FIG. 9 is a cross-sectional view of the semiconductor device taken along line IX-IX of FIG. 8; and

FIG. 10 is a cross-sectional view of a semiconductor device according to a third embodiment.

DETAILED DESCRIPTION

In semiconductor devices having a superjunction structure, there are cases where longitudinal end portions of p-type columns and n-type columns reach an outer peripheral end of a substrate.

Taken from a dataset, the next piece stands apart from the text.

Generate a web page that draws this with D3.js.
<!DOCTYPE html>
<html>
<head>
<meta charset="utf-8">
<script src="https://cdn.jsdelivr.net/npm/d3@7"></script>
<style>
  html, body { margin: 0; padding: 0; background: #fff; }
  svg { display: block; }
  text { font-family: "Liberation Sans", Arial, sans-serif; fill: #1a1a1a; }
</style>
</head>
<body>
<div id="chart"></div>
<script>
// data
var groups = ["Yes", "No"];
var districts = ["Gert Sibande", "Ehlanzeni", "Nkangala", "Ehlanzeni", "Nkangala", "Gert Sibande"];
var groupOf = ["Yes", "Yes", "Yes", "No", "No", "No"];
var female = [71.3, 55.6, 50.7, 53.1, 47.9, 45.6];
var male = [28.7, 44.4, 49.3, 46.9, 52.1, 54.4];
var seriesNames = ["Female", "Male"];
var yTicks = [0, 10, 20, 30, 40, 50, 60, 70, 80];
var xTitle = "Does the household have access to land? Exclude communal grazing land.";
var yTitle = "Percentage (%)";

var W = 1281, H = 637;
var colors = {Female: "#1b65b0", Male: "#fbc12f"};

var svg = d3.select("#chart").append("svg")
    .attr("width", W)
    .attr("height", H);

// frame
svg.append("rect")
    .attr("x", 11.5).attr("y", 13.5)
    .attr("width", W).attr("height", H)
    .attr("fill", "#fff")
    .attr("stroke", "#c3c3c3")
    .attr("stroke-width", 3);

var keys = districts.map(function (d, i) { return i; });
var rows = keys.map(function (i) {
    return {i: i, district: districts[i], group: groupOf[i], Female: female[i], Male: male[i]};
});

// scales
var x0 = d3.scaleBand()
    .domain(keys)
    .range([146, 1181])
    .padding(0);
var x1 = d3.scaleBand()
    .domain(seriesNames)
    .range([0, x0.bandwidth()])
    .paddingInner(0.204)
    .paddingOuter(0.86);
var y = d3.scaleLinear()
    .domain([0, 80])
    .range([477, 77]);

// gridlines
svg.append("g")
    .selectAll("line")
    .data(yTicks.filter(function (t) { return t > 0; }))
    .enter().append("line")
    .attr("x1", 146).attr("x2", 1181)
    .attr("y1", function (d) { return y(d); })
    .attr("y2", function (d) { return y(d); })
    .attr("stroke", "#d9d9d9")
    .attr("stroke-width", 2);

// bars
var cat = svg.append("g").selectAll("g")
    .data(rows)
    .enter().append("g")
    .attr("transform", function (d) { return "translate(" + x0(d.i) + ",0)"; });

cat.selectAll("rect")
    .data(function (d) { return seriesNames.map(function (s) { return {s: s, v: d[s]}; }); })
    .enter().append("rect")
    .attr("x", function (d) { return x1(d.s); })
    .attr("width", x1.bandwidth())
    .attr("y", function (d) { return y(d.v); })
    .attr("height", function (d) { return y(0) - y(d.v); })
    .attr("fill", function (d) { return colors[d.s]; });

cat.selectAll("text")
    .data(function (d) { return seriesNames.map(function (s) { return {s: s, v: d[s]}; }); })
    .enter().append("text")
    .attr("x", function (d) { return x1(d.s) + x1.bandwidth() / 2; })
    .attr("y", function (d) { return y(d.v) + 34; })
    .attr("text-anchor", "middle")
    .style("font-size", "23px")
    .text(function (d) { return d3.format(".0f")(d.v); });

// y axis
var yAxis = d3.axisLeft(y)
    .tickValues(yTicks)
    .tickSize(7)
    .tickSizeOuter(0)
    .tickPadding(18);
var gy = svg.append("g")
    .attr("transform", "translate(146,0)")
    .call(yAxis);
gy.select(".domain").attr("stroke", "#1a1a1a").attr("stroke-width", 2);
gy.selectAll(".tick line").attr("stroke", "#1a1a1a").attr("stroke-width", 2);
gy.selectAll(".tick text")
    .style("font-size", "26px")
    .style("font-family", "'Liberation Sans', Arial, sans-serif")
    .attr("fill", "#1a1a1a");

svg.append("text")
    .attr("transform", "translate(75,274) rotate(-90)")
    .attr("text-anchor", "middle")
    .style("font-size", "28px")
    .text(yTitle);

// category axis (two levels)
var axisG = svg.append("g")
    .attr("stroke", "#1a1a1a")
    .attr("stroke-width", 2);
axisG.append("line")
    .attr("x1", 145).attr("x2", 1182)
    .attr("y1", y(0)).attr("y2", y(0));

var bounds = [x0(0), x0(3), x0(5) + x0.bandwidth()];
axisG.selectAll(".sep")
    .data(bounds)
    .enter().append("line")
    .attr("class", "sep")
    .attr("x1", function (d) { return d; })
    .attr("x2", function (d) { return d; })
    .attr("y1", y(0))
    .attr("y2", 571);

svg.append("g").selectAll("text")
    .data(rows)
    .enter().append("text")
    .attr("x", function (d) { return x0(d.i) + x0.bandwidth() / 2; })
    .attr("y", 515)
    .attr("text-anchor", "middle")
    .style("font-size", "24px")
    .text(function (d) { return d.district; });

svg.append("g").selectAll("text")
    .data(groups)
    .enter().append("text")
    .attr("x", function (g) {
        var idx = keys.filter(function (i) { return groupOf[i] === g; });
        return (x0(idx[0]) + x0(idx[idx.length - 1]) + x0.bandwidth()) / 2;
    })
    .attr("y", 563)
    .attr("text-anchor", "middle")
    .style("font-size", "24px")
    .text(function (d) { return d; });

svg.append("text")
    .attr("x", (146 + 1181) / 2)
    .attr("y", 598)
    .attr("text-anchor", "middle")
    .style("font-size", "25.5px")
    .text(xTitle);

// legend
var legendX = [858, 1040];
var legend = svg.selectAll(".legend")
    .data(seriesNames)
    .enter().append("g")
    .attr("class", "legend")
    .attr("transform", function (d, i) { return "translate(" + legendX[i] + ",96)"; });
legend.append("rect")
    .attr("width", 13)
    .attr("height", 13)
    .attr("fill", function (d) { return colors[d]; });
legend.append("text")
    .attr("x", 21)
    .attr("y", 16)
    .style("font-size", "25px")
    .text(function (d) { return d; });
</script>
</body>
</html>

However, in cases where the outer peripheral end of the semiconductor substrate is at the same potential as a lower electrode, there is a possibility that a leakage path extending from an upper electrode to the lower electrode via the p-type columns or the n-type columns and the outer peripheral end of the substrate is formed.

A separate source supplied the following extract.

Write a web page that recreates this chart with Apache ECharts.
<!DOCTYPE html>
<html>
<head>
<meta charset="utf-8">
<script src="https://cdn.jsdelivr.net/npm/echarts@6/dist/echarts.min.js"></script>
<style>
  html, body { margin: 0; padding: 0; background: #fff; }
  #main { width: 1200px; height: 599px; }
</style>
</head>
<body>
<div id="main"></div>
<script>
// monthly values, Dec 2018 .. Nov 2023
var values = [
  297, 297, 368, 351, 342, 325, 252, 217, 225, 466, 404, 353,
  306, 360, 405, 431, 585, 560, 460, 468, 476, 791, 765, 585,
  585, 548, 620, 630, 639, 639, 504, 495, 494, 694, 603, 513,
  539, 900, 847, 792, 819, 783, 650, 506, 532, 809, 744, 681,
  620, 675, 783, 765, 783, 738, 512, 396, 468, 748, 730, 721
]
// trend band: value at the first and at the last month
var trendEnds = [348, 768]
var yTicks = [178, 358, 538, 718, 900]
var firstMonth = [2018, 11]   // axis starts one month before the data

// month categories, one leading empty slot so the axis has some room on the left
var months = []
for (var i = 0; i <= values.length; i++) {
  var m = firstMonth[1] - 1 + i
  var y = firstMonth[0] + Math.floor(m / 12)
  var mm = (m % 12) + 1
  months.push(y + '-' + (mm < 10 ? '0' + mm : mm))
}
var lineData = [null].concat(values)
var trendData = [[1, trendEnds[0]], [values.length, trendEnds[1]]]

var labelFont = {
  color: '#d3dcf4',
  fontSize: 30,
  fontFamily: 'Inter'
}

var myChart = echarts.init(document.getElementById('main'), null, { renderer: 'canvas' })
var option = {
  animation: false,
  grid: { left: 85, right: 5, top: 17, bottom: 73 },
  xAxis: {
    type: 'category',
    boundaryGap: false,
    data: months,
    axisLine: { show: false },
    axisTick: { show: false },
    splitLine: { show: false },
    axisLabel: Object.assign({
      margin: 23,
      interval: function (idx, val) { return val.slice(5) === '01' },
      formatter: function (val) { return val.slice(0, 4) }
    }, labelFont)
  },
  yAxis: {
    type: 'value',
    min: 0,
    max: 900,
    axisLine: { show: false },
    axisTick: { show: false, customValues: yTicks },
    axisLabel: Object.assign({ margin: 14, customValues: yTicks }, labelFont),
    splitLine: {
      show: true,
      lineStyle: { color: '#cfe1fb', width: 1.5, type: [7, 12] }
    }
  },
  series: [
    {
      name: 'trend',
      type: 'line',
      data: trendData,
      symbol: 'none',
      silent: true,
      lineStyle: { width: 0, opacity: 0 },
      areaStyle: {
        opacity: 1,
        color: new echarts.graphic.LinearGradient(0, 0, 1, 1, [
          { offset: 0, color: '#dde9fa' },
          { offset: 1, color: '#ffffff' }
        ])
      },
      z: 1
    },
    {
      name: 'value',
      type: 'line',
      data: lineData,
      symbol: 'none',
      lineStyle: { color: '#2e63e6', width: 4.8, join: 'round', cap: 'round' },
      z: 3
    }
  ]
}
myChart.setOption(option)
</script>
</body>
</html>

A semiconductor device according to a first aspect of the present disclosure includes a semiconductor substrate, an upper electrode disposed above the semiconductor substrate, and a lower electrode disposed on a lower surface of the semiconductor substrate. The semiconductor substrate has an active region in which a device structure capable of controlling current that flows between the upper electrode and the lower electrode is disposed, a first outer peripheral region that surrounds the active region, and in which an outer peripheral high breakdown-voltage structure is formed in a vicinity of an upper surface of the semiconductor substrate, and a second outer peripheral region that surrounds the first outer peripheral region and is positioned in a range from an outer periphery of the first outer peripheral region to an outer peripheral end of the semiconductor substrate. The semiconductor substrate includes a first superjunction layer disposed across the active region and the first outer peripheral region and positioned below the outer peripheral high breakdown-voltage structure, and a second superjunction layer disposed within the second outer peripheral region and surrounding the first superjunction layer. The first superjunction layer includes a plurality of first columns of a first conductivity type and a plurality of second columns of a second conductivity type. The plurality of first columns and the plurality of second columns extend in a first direction and are alternately arranged along a second direction orthogonal to the first direction. The second superjunction layer includes at least one first loop portion of a first conductivity type and at least one second loop portion of a second conductivity type. Each of the at least one first loop portion and the at least one second loop portion has an annular shape and surrounds the first superjunction layer. The at least one first loop portion and the at least one second loop portion are alternately arranged from a position within the second outer peripheral region close to the first outer peripheral region toward the outer peripheral end of the semiconductor substrate.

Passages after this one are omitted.